Saturday, January 29, 2005

Rise and fall

To me, one of the most interesting aspects of professional sports is how fast an athlete can turn from popular to hated. (Or vice versa.) Fans are certainly mercurial. (Guilty as charged, by the way. When hockey player Chris Chelios played for the Chicago Blackhawks, I hated the guy. But once he was traded to my Detroit Red Wings, he was a favorite.) Jerry Seinfeld had it right: We don't really cheer for the player; we cheer for the uniform he wears.

Last night, Sammy Sosa was traded from the Chicago Cubs to the Baltimore Orioles. And if you're wondering why I care, Iowa City sometimes seems like an extended (very extended) suburb of Chicago. Many suburban Chicagoans attend the University of Iowa. So we get a lot of Chicago radio, TV, and newspapers here. (We also get some Chicago-style food, which keeps me nice and trim.)

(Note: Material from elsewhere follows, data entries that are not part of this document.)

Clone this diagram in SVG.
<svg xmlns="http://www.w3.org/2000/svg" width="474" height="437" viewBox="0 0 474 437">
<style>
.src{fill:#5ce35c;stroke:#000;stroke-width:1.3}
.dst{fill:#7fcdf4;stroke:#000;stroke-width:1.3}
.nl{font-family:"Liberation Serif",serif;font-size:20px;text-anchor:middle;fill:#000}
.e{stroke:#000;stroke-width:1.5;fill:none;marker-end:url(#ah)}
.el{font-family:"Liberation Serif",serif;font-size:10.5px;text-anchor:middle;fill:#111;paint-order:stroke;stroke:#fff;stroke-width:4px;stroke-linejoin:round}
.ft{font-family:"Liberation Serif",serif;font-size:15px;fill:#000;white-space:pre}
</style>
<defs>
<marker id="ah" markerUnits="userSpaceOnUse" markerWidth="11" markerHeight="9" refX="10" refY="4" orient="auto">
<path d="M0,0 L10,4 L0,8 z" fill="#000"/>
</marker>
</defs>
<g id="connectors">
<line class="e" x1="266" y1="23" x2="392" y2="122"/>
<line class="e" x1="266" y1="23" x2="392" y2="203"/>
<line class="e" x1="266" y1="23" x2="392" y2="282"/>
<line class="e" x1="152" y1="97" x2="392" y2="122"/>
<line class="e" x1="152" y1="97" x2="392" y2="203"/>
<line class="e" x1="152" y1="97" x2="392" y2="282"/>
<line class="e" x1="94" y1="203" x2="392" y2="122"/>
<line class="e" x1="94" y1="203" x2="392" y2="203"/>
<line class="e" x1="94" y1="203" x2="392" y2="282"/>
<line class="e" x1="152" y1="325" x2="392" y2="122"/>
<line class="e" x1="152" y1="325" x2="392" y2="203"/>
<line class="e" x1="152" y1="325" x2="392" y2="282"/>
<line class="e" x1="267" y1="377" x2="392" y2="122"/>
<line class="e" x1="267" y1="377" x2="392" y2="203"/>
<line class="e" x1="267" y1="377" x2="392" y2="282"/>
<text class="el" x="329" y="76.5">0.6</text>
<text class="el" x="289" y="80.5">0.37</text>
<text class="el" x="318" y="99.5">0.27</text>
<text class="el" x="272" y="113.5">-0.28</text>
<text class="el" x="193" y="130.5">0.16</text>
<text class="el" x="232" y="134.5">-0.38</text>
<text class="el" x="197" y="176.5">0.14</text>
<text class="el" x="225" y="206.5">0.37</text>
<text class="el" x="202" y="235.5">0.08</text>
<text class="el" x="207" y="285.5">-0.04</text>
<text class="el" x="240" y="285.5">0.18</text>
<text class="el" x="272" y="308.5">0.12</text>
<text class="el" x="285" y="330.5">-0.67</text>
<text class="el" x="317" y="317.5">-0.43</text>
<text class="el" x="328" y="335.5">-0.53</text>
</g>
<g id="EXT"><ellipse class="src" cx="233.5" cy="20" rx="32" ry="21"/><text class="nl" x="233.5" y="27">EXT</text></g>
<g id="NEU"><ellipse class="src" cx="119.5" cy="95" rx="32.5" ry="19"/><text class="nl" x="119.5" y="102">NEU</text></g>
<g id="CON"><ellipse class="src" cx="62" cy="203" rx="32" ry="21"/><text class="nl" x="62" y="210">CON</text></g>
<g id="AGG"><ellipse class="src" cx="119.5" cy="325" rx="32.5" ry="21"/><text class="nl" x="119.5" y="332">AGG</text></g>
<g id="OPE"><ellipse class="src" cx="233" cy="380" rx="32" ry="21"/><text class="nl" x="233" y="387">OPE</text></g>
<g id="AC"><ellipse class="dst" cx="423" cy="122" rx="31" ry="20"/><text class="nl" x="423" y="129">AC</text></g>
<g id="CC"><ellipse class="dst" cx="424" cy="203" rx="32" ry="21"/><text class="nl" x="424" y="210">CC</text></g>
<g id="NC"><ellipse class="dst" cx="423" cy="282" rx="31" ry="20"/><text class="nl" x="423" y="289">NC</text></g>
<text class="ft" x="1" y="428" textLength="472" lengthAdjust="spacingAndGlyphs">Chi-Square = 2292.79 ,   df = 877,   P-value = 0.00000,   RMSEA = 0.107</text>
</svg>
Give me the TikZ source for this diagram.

Anyway, you might remember that Sosa was on top of the baseball world in 1998 when he and Mark McGwire were chasing the Major League Baseball home run record. Ever since then, the man had essentially been King of Chicago. How could you not love a guy who was having so much fun playing baseball? His smile, his enthusiasm, his titanic home runs - he was a spectacle for Chicago fans. (Watching him run out to his position in right field holding an American flag after 9-11 was a goose bump-inducing moment.)

But just as the fans can put an athlete on a pedestal, they can also kick it out from under him - especially when a player acts selfishly, pouts, and would rather play someplace else. Sosa whined about being moved from his accustomed spot in the lineup, even if it was a better move for his team because of his advancing age and diminishing skills. He was caught cheating, filling his bat with cork to make it lighter. And during the last game of this past season, he left the ballpark while the game was still being played. So management wanted Sosa gone, his teammates wanted him gone, and the fans suddenly hated him. So, as Phil Rogers says in today's Chicago Tribune, Sosa had to go. From god to goat, in the span of one season. And how bad did the Cubs want this to happen? They'll pay the Orioles $10 million of Sosa's remaining $17 million contract! And they'll receive three marginal players in return for a player who will probably go into baseball's Hall of Fame. Wow.

I wonder how long Sosa's honeymoon will last in Baltimore?